As a former scientist, one of the most frustrating aspects of the climate change debate is that facts and clear scientific logic do not seem to make much of an impression on many exceptionally smart and well-educated people  who embrace a “bottom line” opinion that is based on other non-scientific factors.   And I am not referring only to the hard-core deniers of man-caused global warming who typically come from the far right wing of the political spectrum.  I am also referring to many from the left who, for example, are not open to the development of nuclear technologies for providing future sources of base-line power.  I will refer to both of these groups as constituting “smart idiots” meaning that they are generally smart people who intentionally remain in the dark with respect to scientific developments that they find “inconvenient” relative to their personal preferences.  While such people are smart in most respects, they intentionally choose to remain scientific “idiots” in selected areas.
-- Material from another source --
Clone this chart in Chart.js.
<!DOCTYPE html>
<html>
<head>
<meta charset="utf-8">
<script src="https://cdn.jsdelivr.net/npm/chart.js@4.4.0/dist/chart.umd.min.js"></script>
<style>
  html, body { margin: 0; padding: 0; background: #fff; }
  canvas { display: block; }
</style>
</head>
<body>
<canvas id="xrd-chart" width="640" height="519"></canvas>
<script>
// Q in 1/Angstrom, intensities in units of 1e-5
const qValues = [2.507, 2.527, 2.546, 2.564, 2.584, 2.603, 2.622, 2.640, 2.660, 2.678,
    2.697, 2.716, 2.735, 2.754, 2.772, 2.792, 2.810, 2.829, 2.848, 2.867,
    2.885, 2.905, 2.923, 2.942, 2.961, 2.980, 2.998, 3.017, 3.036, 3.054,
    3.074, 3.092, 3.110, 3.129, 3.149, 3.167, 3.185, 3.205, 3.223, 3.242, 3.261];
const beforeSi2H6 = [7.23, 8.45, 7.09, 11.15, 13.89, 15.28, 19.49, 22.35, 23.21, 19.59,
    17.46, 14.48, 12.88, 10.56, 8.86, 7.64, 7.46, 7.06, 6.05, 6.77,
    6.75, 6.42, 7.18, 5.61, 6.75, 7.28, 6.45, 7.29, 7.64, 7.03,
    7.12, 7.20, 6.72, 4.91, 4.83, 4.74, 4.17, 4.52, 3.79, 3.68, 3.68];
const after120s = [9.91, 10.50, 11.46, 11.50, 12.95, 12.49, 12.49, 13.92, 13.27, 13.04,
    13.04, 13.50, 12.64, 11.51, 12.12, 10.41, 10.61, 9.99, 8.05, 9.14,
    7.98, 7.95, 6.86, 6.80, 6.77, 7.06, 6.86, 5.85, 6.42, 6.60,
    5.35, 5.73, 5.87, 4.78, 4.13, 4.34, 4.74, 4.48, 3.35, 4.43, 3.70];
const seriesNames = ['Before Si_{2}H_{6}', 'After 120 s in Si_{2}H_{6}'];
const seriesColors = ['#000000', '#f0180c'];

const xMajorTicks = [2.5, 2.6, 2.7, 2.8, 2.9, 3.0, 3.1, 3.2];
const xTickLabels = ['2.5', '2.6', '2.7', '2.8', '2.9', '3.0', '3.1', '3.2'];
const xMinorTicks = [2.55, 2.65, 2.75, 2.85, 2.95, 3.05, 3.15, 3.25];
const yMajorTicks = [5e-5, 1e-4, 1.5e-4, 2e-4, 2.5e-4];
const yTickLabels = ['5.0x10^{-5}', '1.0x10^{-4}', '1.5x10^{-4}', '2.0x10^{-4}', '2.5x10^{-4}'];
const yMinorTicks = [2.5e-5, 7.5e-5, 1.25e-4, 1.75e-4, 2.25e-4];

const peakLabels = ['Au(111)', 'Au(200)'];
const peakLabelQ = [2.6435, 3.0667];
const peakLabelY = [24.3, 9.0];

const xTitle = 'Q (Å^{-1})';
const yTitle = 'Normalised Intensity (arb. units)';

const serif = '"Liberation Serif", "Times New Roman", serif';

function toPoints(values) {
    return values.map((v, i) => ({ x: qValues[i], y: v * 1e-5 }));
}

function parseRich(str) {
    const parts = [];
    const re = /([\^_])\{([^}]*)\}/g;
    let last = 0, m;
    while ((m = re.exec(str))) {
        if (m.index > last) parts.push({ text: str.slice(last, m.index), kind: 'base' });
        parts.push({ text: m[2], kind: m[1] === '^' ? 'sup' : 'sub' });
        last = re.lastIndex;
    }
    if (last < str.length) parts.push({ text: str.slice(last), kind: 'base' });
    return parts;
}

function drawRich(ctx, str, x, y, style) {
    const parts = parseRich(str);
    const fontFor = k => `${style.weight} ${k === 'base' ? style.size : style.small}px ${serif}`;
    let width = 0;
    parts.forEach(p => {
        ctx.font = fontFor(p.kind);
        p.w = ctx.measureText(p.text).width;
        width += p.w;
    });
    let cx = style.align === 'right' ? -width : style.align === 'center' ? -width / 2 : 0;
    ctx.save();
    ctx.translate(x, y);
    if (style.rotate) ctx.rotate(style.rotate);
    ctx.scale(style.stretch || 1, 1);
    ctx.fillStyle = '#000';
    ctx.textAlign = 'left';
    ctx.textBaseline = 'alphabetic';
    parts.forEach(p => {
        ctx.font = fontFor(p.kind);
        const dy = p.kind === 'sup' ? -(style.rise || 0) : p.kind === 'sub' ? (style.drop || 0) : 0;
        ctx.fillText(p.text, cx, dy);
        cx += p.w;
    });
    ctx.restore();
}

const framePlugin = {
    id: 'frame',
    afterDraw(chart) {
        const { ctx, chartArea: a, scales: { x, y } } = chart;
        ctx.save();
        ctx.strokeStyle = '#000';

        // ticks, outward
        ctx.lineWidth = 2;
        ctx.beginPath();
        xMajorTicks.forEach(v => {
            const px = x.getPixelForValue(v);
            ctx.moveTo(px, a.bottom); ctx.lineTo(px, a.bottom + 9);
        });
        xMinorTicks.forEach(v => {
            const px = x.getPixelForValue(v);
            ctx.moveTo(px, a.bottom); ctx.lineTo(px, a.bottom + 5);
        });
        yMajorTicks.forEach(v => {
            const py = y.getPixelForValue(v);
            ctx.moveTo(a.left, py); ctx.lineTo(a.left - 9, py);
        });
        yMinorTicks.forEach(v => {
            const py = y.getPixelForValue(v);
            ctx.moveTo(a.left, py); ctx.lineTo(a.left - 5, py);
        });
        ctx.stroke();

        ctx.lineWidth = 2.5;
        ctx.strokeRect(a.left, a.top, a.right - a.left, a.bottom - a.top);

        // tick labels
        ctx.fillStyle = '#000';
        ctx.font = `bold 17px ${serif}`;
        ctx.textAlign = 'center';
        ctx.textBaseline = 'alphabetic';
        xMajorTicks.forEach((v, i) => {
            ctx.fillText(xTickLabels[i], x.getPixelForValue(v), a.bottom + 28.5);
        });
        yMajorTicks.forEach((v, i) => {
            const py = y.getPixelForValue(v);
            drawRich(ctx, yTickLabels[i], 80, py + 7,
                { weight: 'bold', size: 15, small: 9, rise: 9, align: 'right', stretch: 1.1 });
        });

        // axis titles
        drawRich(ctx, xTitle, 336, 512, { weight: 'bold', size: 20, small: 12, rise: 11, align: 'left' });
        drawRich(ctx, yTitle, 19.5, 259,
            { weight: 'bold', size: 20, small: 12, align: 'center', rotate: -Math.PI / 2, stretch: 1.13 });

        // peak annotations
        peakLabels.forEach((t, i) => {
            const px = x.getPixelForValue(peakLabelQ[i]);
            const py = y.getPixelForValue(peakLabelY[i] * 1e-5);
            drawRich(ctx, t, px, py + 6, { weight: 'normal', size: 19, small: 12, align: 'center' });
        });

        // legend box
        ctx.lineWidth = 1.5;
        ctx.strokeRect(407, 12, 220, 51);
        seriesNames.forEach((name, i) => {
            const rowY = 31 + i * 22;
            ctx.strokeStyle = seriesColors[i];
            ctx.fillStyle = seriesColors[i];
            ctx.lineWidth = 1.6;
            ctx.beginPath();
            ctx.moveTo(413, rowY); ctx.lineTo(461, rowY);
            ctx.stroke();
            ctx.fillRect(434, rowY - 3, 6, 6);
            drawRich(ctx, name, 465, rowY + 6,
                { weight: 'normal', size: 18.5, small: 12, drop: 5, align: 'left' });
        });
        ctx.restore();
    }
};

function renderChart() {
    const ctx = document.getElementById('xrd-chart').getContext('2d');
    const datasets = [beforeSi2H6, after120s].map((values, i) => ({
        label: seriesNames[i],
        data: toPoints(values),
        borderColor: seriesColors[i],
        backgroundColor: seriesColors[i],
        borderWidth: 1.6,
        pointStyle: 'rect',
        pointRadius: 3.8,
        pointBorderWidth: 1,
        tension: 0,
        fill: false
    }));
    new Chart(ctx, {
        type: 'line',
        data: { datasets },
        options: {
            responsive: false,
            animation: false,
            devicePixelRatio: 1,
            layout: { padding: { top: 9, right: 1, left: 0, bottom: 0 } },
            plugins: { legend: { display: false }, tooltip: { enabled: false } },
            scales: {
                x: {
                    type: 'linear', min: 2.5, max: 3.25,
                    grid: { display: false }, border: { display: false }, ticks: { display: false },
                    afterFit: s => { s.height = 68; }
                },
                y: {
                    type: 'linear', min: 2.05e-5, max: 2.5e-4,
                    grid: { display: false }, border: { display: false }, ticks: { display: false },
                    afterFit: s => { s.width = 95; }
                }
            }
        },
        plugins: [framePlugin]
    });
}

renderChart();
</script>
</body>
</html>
Concerning the first group, a 2008 Pew report showed that among the politically conservative, those who have achieved higher levels of education are more likely to doubt the notion of anthropogenic global warming (AGW) than conservatives with less education.  As a scientist, I find this to be most disappointing, of course.  The most credible scientific communities of our country have made their own opinions and recommendations on this topic very clear in the numerous position statements they have issued.  Nevertheless, it appears that the very smart and well-educated people of this politically conservative group are no more likely to accept the advice of their acknowledged scientific experts than poorly educated people.
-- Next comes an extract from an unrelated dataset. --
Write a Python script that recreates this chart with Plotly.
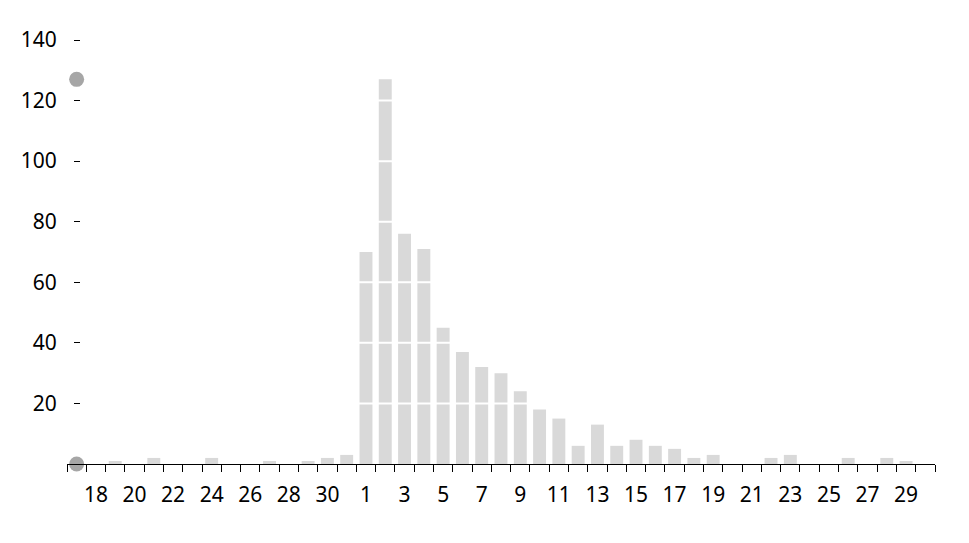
import plotly.graph_objects as go

# дни: конец прошлого месяца (17-31) и следующий месяц (1-30)
days = list(range(17, 32)) + list(range(1, 31))
counts = [0, 0, 1, 0, 2, 0, 0, 2, 0, 0, 1, 0, 1, 2, 3,
          70, 127, 76, 71, 45, 37, 32, 30, 24, 18, 15, 6, 13, 6, 8,
          6, 5, 2, 3, 0, 0, 2, 3, 0, 0, 2, 0, 2, 1, 0]
y_ticks = [20, 40, 60, 80, 100, 120, 140]

idx = list(range(len(days)))
label_idx = idx[1::2]
label_txt = [str(days[i]) for i in label_idx]

W, H = 969, 543
ml, mr, mt, mb = 59, 42, 32, 87
plot_w = W - ml - mr

fig = go.Figure()
fig.add_trace(go.Bar(x=idx, y=counts, marker_color='#d9d9d9',
                     marker_line_width=0, hoverinfo='y'))
# точки минимума и максимума у оси
fig.add_trace(go.Scatter(x=[0, 0], y=[min(counts), max(counts)], mode='markers',
                         marker=dict(size=15, color='#a6a6a6'),
                         cliponaxis=False, hoverinfo='y'))

# белые линии сетки поверх столбцов
for v in y_ticks[:-1]:
    fig.add_shape(type='line', xref='x', yref='y', x0=0.5, x1=len(days) - 0.5,
                  y0=v, y1=v, line=dict(color='white', width=2), layer='above')

fig.update_layout(
    width=W, height=H,
    margin=dict(l=ml, r=mr, t=mt, b=mb),
    plot_bgcolor='white', paper_bgcolor='white',
    showlegend=False, bargap=0.33,
    font=dict(family='Noto Sans', size=21, color='black'),
    xaxis=dict(range=[-0.5, len(days) - 0.5], tickvals=label_idx, ticktext=label_txt,
               ticks='', showgrid=False, zeroline=False,
               showline=True, linecolor='black', linewidth=1,
               minor=dict(ticks='outside', tick0=0.5, dtick=1, ticklen=7,
                          tickcolor='black', showgrid=False),
               ticklabelstandoff=12),
    yaxis=dict(range=[0, 140], tickvals=y_ticks, showgrid=False, zeroline=False,
               showline=False, ticks='outside', ticklen=6, tickcolor='black',
               anchor='free', position=(72 - ml) / plot_w,
               ticklabelstandoff=13),
)

fig.write_html("out.html")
Concerning the second group from the more liberal side of the political spectrum, there is enormous resistance to even considering the future development of nuclear power plants in spite of their endorsements by our scientific experts in that field.  That resistance seems to have emerged largely out of a stance developed in mid-20th century when nuclear technologies were not nearly as advanced as they are now.  While all of the nuclear accidents of the past involved Class I or Class II reactors built several decades ago, the Class III reactors of today and the Class IV reactors of the near future are far safer, will produce far less radioactive waste, and will be capable of burning a wider set of heavy nuclides for which there is an almost endless supply.

My main point in offering this post at the onset of this blog is to demonstrate that the topics to be discussed here must go well beyond one’s political ideology.  What Mother Nature does in the future in response to the impacts of Man will have nothing to do with our personal preferences.  What She does do has historically been shown to be best described and predicted by the science involved.  Thus, we all should try as hard as we can to get the science right first and not just ignore it or make up our own preferred versions. Note also that the field of science differs from other endeavors of Man, such as economics or politics, in that there really is just one correct answer to any specific question.  That is, Mother Nature does things one way – Her way.  So even though Man can never know what that way is with absolute certainty, we must agree that our best chance of getting a useful estimate of that truth is likely to come through science.  Upon getting that part right, sure, then it is entirely appropriate to inject one’s political or economic preferences which, I totally agree are also relevant to any adjustments we might have to make.